Monday, December 19, 2022

Christmas: When We All Listen to the Same Songs


Over the past three years, the music business has become less dependent on the biggest hits, which account for a smaller share of total streams than they once did. But Billboard reports not in December, though. 

Holiday music is dominated by a relatively small number of big recordings — Mariah Carey’s “All I Want for Christmas Is You,” Bobby Helms’ “Jingle Bell Rock,” Brenda Lee’s “Rockin’ Around the Christmas Tree” — and that hasn’t changed since 2019. 

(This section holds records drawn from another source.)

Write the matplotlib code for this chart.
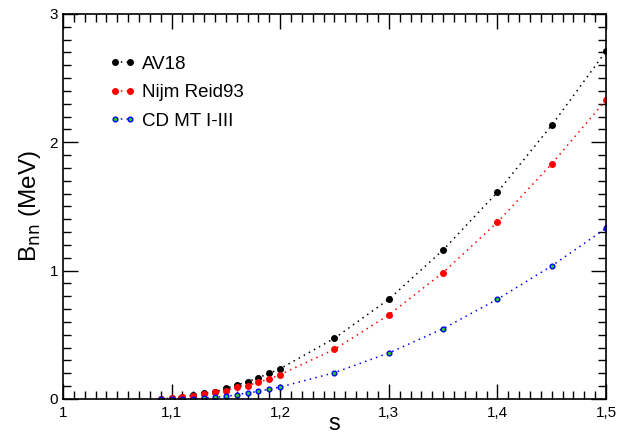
import numpy as np
from matplotlib import pyplot as plt
from matplotlib.ticker import MultipleLocator, FuncFormatter

plt.rcParams['font.family'] = ['Liberation Sans', 'DejaVu Sans']

# s values and binding energies (MeV)
s = [1.09, 1.10, 1.11, 1.12, 1.13, 1.14, 1.15, 1.16, 1.17, 1.18, 1.19, 1.20,
     1.25, 1.30, 1.35, 1.40, 1.45, 1.50]
b_av18 = [0.0, 0.005, 0.018, 0.030, 0.044, 0.057, 0.083, 0.109, 0.135, 0.166, 0.200, 0.236,
          0.473, 0.777, 1.161, 1.611, 2.133, 2.71]
b_nijm = [0.0, 0.004, 0.016, 0.023, 0.036, 0.052, 0.062, 0.096, 0.104, 0.130, 0.156, 0.190,
          0.387, 0.655, 0.985, 1.377, 1.832, 2.33]
b_cdmt = [0.0, 0.0, 0.0, 0.0, 0.008, 0.015, 0.020, 0.034, 0.047, 0.060, 0.075, 0.093,
          0.205, 0.358, 0.548, 0.777, 1.037, 1.33]

series = [
    ("AV18", b_av18, dict(color='black', mfc='black', mec='black', ms=4)),
    ("Nijm Reid93", b_nijm, dict(color='red', mfc='red', mec='red', ms=4)),
    ("CD MT I-III", b_cdmt, dict(color='blue', mfc='#22cc22', mec='blue', ms=3.4, mew=1.0)),
]

fig = plt.figure(figsize=(6.31, 4.37), dpi=100)
ax = fig.add_axes([0.0998, 0.087, 0.8606, 0.881])

for label, vals, st in series:
    ax.plot(s, vals, marker='o', linestyle=(0, (1, 2.8)), linewidth=1.1, label=label, **st)

ax.set_xlim(1.0, 1.5)
ax.set_ylim(0, 3)
ax.xaxis.set_major_locator(MultipleLocator(0.1))
ax.xaxis.set_minor_locator(MultipleLocator(0.01))
ax.yaxis.set_major_locator(MultipleLocator(1))
ax.yaxis.set_minor_locator(MultipleLocator(0.1))
ax.xaxis.set_major_formatter(FuncFormatter(lambda v, p: ("%g" % round(v, 2)).replace('.', ',')))
ax.yaxis.set_major_formatter(FuncFormatter(lambda v, p: "%g" % v))
ax.tick_params(which='both', direction='in', top=True, right=True, labelsize=11, width=1)
ax.tick_params(which='major', length=11)
ax.tick_params(which='minor', length=6)
ax.tick_params(axis='x', pad=5)
for sp in ax.spines.values():
    sp.set_linewidth(1.2)

ax.set_xlabel("s", fontsize=17, labelpad=-5)
ax.set_ylabel(r"B$_{\rm nn}$ (MeV)", fontsize=17.5, labelpad=5)

ax.legend(loc='upper left', bbox_to_anchor=(0.055, 0.935), frameon=False, numpoints=2,
          handlelength=1.4, handletextpad=0.3, labelspacing=0.6, fontsize=13.5)

plt.savefig("out.png", dpi=100)
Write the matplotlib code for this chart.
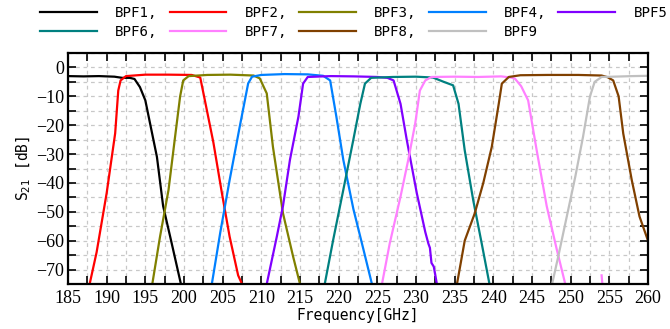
import numpy as np
import matplotlib
matplotlib.use("Agg")
import matplotlib.pyplot as plt
from matplotlib.ticker import MultipleLocator

names = ["BPF1", "BPF2", "BPF3", "BPF4", "BPF5", "BPF6", "BPF7", "BPF8", "BPF9"]
colors = ["#000000", "#ff0000", "#808000", "#0080ff", "#8000ff",
          "#008080", "#ff80ff", "#804000", "#c0c0c0"]

f1 = [185.0, 187.0, 189.0, 191.0, 192.0, 193.0, 193.6, 194.3, 195.0, 196.5, 197.3, 198.4, 199.6]
s1 = [-3.0, -3.1, -3.0, -3.2, -3.6, -3.6, -4.0, -6.8, -11.4, -31.0, -48.0, -60.8, -75.0]

f2 = [187.8, 188.7, 190.0, 191.1, 191.5, 191.8, 192.5, 195.0, 198.0, 201.0, 202.1, 202.7, 203.8, 204.9, 205.9, 207.0, 207.5]
s2 = [-75.0, -64.0, -43.5, -22.8, -8.0, -4.5, -3.0, -2.5, -2.5, -2.6, -3.5, -11.4, -26.0, -43.5, -58.6, -72.0, -75.0]

f3 = [195.9, 196.9, 198.0, 198.8, 199.5, 199.9, 200.6, 203.0, 206.0, 209.0, 209.8, 210.7, 211.5, 212.8, 214.1, 215.0]
s3 = [-75.0, -58.6, -42.4, -25.0, -10.0, -4.5, -3.0, -2.6, -2.5, -2.8, -3.8, -9.0, -27.5, -50.5, -65.4, -75.0]

f4 = [203.6, 204.7, 205.9, 207.2, 208.3, 208.8, 210.0, 213.0, 216.0, 218.0, 218.9, 219.7, 220.6, 221.9, 223.2, 224.3]
s4 = [-75.0, -57.0, -39.0, -20.6, -5.5, -3.2, -2.6, -2.3, -2.4, -2.9, -4.5, -17.0, -32.0, -49.0, -63.0, -75.0]

f5 = [210.7, 212.0, 212.8, 213.7, 214.8, 215.4, 216.0, 219.0, 222.0, 225.0, 226.3, 227.1, 228.0, 228.8, 230.1, 231.2, 231.6, 231.8, 232.0, 232.3, 232.7]
s5 = [-75.0, -58.6, -48.0, -32.0, -17.0, -5.6, -3.3, -3.0, -3.1, -3.3, -3.6, -4.5, -12.6, -25.0, -43.5, -57.0, -61.0, -62.5, -67.7, -69.0, -75.0]

f6 = [218.2, 219.3, 220.6, 221.9, 222.8, 223.4, 224.2, 227.0, 230.0, 232.2, 233.5, 234.8, 235.5, 236.3, 237.4, 238.5, 239.5]
s6 = [-75.0, -59.6, -42.4, -25.0, -12.6, -5.6, -3.6, -3.3, -3.2, -3.5, -4.9, -6.2, -12.6, -28.7, -46.0, -61.0, -75.0]

f7 = [225.6, 226.6, 228.0, 229.0, 229.9, 230.5, 231.2, 232.0, 235.0, 238.0, 241.0, 242.3, 242.8, 243.6, 244.5, 245.6, 246.9, 248.2, 249.3, 253.9, 254.0, 254.1]
s7 = [-75.0, -61.0, -44.7, -32.0, -19.4, -8.0, -4.5, -3.3, -3.2, -3.3, -3.1, -3.5, -3.9, -6.5, -11.4, -28.6, -48.0, -63.0, -75.0, np.nan, -72.0, -75.0]

f8 = [235.3, 236.3, 237.6, 238.7, 239.8, 240.7, 241.1, 242.0, 243.5, 247.0, 251.0, 254.0, 254.8, 255.5, 256.2, 256.8, 257.9, 258.9, 260.0]
s8 = [-75.0, -60.0, -50.5, -40.0, -27.5, -12.6, -5.6, -3.3, -2.7, -2.6, -2.6, -2.8, -3.4, -4.5, -10.0, -22.9, -39.0, -51.6, -60.0]

f9 = [247.6, 248.4, 249.5, 250.6, 251.6, 252.5, 253.1, 254.0, 255.5, 258.0, 260.0]
s9 = [-75.0, -65.4, -51.6, -37.8, -24.0, -10.0, -5.0, -3.3, -3.2, -3.0, -2.9]

freqs = [f1, f2, f3, f4, f5, f6, f7, f8, f9]
s21 = [s1, s2, s3, s4, s5, s6, s7, s8, s9]

fig = plt.figure(figsize=(6.70, 3.29), dpi=100)
ax = fig.add_axes([68 / 670, 1 - 284 / 329, 580 / 670, 231 / 329])

lines = []
for f, s, c, n in zip(freqs, s21, colors, names):
    ln, = ax.plot(f, s, color=c, lw=1.6, solid_joinstyle="round", clip_on=True)
    lines.append(ln)

ax.set_xlim(185, 260)
ax.set_ylim(-75, 5)
ax.xaxis.set_major_locator(MultipleLocator(5))
ax.xaxis.set_minor_locator(MultipleLocator(2.5))
ax.yaxis.set_major_locator(MultipleLocator(10))
ax.yaxis.set_minor_locator(MultipleLocator(5))
ax.tick_params(which="both", direction="in", top=True, right=True, length=5.5, width=1.2)
ax.grid(which="both", color="#c8c8c8", ls=(0, (3, 3)), lw=0.9)
ax.set_axisbelow(True)
for sp in ax.spines.values():
    sp.set_linewidth(1.6)

for lab in ax.get_xticklabels() + ax.get_yticklabels():
    lab.set_fontfamily("Liberation Serif")
    lab.set_fontsize(13)
ax.tick_params(axis="x", pad=4)
ax.tick_params(axis="y", pad=3)

ax.set_xlabel("Frequency[GHz]", fontfamily="DejaVu Sans Mono", fontsize=10.5, labelpad=1)
ax.set_ylabel("S$_{21}$ [dB]", fontfamily="DejaVu Sans Mono", fontsize=10.5, labelpad=2)

order = [0, 5, 1, 6, 2, 7, 3, 8, 4]
labels = [names[i] + ("," if i not in (4, 8) else "") for i in range(9)]
leg = fig.legend([lines[i] for i in order], [labels[i] for i in order],
                 ncol=5, loc="upper left", bbox_to_anchor=(40 / 670, 1 - 6 / 329),
                 frameon=False, handlelength=4.0, handletextpad=1.3,
                 columnspacing=0.85, labelspacing=0.35, borderpad=0, borderaxespad=0,
                 prop={"family": "DejaVu Sans Mono", "size": 10.2})

fig.savefig("out.png", dpi=100)
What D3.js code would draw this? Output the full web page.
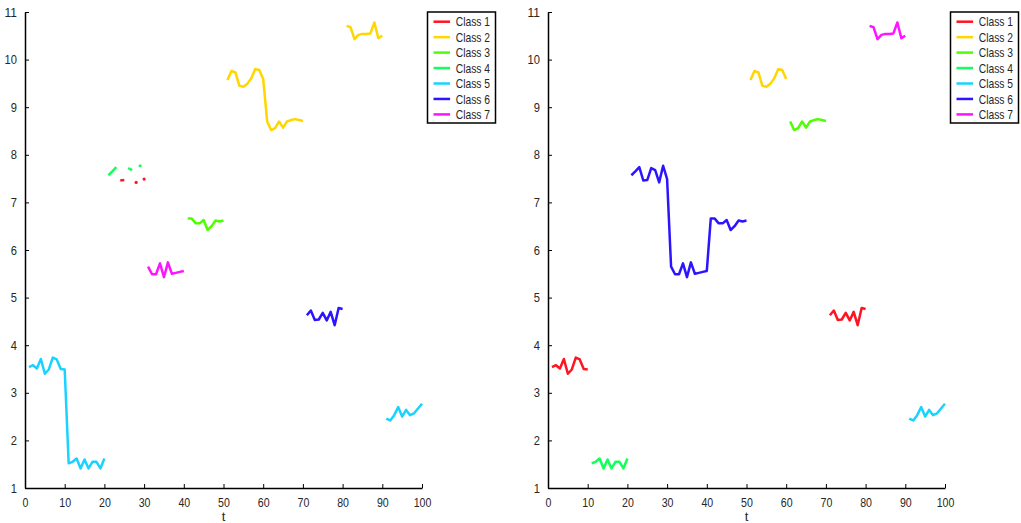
<!DOCTYPE html>
<html>
<head>
<meta charset="utf-8">
<script src="https://cdn.jsdelivr.net/npm/d3@7"></script>
<style>
  html, body { margin: 0; padding: 0; background: #fff; }
  svg { display: block; }
  text { font-family: "Liberation Sans", Arial, sans-serif; fill: #262626; }
</style>
</head>
<body>
<svg id="chart" width="1021" height="523"></svg>
<script>
// Time index 1..100
const tValues = d3.range(1, 101);

// Observed signal value at each time step
const signal = [
  3.54, 3.58, 3.51, 3.71, 3.40, 3.49, 3.74, 3.70, 3.50, 3.49,
  1.52, 1.55, 1.62, 1.41, 1.60, 1.41, 1.55, 1.55, 1.41, 1.62,
  7.57, 7.65, 7.74, 7.46, 7.47, 7.72, 7.68, 7.42, 7.77, 7.49,
  5.65, 5.49, 5.49, 5.72, 5.43, 5.74, 5.50, 5.52, 5.54, 5.56,
  6.66, 6.66, 6.56, 6.56, 6.63, 6.42, 6.50, 6.62, 6.60, 6.62,
  9.57, 9.76, 9.73, 9.45, 9.43, 9.49, 9.61, 9.80, 9.78, 9.59,
  8.70, 8.52, 8.56, 8.70, 8.57, 8.70, 8.73, 8.75, 8.73, 8.71,
  4.63, 4.73, 4.53, 4.54, 4.68, 4.52, 4.70, 4.42, 4.78, 4.76,
  10.71, 10.68, 10.43, 10.52, 10.54, 10.54, 10.55, 10.78, 10.45, 10.50,
  2.46, 2.42, 2.53, 2.70, 2.50, 2.64, 2.53, 2.57, 2.67, 2.77
];

// Class label per time step, left panel
const labelsLeft = [
  5,5,5,5,5,5,5,5,5,5,
  5,5,5,5,5,5,5,5,5,5,
  4,4,4,1,1,4,4,1,4,1,
  7,7,7,7,7,7,7,7,7,7,
  3,3,3,3,3,3,3,3,3,3,
  2,2,2,2,2,2,2,2,2,2,
  2,2,2,2,2,2,2,2,2,2,
  6,6,6,6,6,6,6,6,6,6,
  2,2,2,2,2,2,2,2,2,2,
  5,5,5,5,5,5,5,5,5,5
];

// Class label per time step, right panel
const labelsRight = [
  1,1,1,1,1,1,1,1,1,1,
  4,4,4,4,4,4,4,4,4,4,
  6,6,6,6,6,6,6,6,6,6,
  6,6,6,6,6,6,6,6,6,6,
  6,6,6,6,6,6,6,6,6,6,
  2,2,2,2,2,2,2,2,2,2,
  3,3,3,3,3,3,3,3,3,3,
  1,1,1,1,1,1,1,1,1,1,
  7,7,7,7,7,7,7,7,7,7,
  5,5,5,5,5,5,5,5,5,5
];

const classIds = [1, 2, 3, 4, 5, 6, 7];
const classNames = ["Class 1", "Class 2", "Class 3", "Class 4", "Class 5", "Class 6", "Class 7"];
const classColors = ["#ff1422", "#ffd600", "#4dff00", "#14ff5a", "#1ad2ff", "#2d14ff", "#ff14ff"];

const xTicks = [0, 10, 20, 30, 40, 50, 60, 70, 80, 90, 100];
const yTicks = [1, 2, 3, 4, 5, 6, 7, 8, 9, 10, 11];

const svg = d3.select("#chart");
const yTop = 12, yBottom = 488;

const panels = [
  { left: 25, right: 422, labels: labelsLeft },
  { left: 548, right: 945, labels: labelsRight }
];

const color = d3.scaleOrdinal().domain(classIds).range(classColors);

// narrow the sans-serif glyphs so labels have a condensed look
function condense(sel, perChar) {
  sel.attr("textLength", function () { return this.textContent.length * perChar; })
     .attr("lengthAdjust", "spacingAndGlyphs");
}

panels.forEach(p => {
  const x = d3.scaleLinear().domain([0, 100]).range([p.left, p.right]);
  const y = d3.scaleLinear().domain([1, 11]).range([yBottom, yTop]);
  const g = svg.append("g");

  const pts = tValues.map((t, i) => ({ t, v: signal[i], c: p.labels[i] }));

  // one polyline per class, broken wherever the class changes
  classIds.forEach(k => {
    const line = d3.line()
      .defined(d => d.c === k)
      .x(d => x(d.t))
      .y(d => y(d.v));
    g.append("path")
      .datum(pts)
      .attr("d", line)
      .attr("fill", "none")
      .attr("stroke", color(k))
      .attr("stroke-width", 2.5)
      .attr("stroke-linejoin", "round");
  });

  // single isolated samples show up as short dots
  const isolated = pts.filter((d, i) =>
    (i === 0 || pts[i - 1].c !== d.c) && (i === pts.length - 1 || pts[i + 1].c !== d.c));
  g.selectAll("circle.iso")
    .data(isolated)
    .join("circle")
    .attr("class", "iso")
    .attr("cx", d => x(d.t))
    .attr("cy", d => y(d.v))
    .attr("r", 1.6)
    .attr("fill", d => color(d.c));

  // axes
  const xAxis = d3.axisBottom(x).tickValues(xTicks).tickSizeInner(-4).tickSizeOuter(0).tickPadding(10);
  const yAxis = d3.axisLeft(y).tickValues(yTicks).tickSizeInner(-4).tickSizeOuter(0).tickPadding(8);

  const gx = g.append("g").attr("transform", `translate(0,${yBottom})`).call(xAxis);
  const gy = g.append("g").attr("transform", `translate(${p.left},0)`).call(yAxis);
  [gx, gy].forEach(a => {
    a.select(".domain").attr("stroke", "#000").attr("stroke-width", 1.5);
    a.selectAll(".tick line").attr("stroke", "#000").attr("stroke-width", 1);
    a.selectAll(".tick text").attr("font-size", 13).attr("fill", "#262626")
      .style("font-family", "'Liberation Sans', Arial, sans-serif");
  });
  condense(gx.selectAll(".tick text"), 5.9);
  condense(gy.selectAll(".tick text"), 6.2);

  g.append("text")
    .attr("x", x(50))
    .attr("y", 521)
    .attr("text-anchor", "middle")
    .attr("font-size", 13)
    .text("t");

  // legend
  const lgX = p.right + 5.5, lgY = 12, lgW = 68, lgH = 111;
  const lg = g.append("g").attr("transform", `translate(${lgX},${lgY})`);
  lg.append("rect")
    .attr("width", lgW).attr("height", lgH)
    .attr("fill", "#fff").attr("stroke", "#000").attr("stroke-width", 1.5);
  const rows = lg.selectAll("g.row")
    .data(classIds)
    .join("g")
    .attr("class", "row")
    .attr("transform", (d, i) => `translate(0,${9.7 + i * 15.45})`);
  rows.append("line")
    .attr("x1", 6).attr("x2", 22.6)
    .attr("stroke", d => color(d)).attr("stroke-width", 2.5);
  rows.append("text")
    .attr("x", 28.3).attr("y", 4.6)
    .attr("font-size", 13)
    .attr("textLength", 34.3)
    .attr("lengthAdjust", "spacingAndGlyphs")
    .text((d, i) => classNames[i]);
});
</script>
</body>
</html>
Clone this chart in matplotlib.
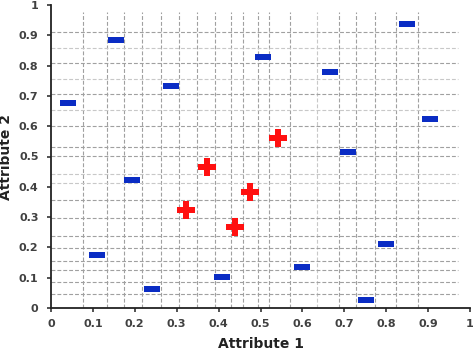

So far this season, through Dec. 8, the top 50 holiday songs accounted for 34.3% of all streams from the top 10,000 holiday tracks — the exact same percentage as when Billboard looked at holiday music in Dec. 2019. The share of the top 100, at 46.1%, is just slightly lower than the 46.6% share from 2019 while the shares of the top 250, 500 and 1,000 are all less than one percentage point lower than three years ago.  



That’s not surprising. Holiday listening is dominated by a small number of recordings that have become enduring favorites. Carey’s “All I Want for Christmas” has reached No. 1 on the Billboard Hot 100 every year since 2019. The order of the next few songs hasn’t changed either: Lee’s “Rockin’ Around the Christmas Tree,” Helms’ “Jingle Bell Rock,” Burl Ives’ “Have a Holly, Jolly Christmas,” and Andy Williams’ “It’s The Most Wonderful Time of the Year.” Other than “All I Want for Christmas,” all of them were recorded before 1964. 

New holiday tracks have a hard time breaking through. At 28 years old, Carey’s “All I Want for Christmas” is an outlier among tracks that are usually 50 years or older.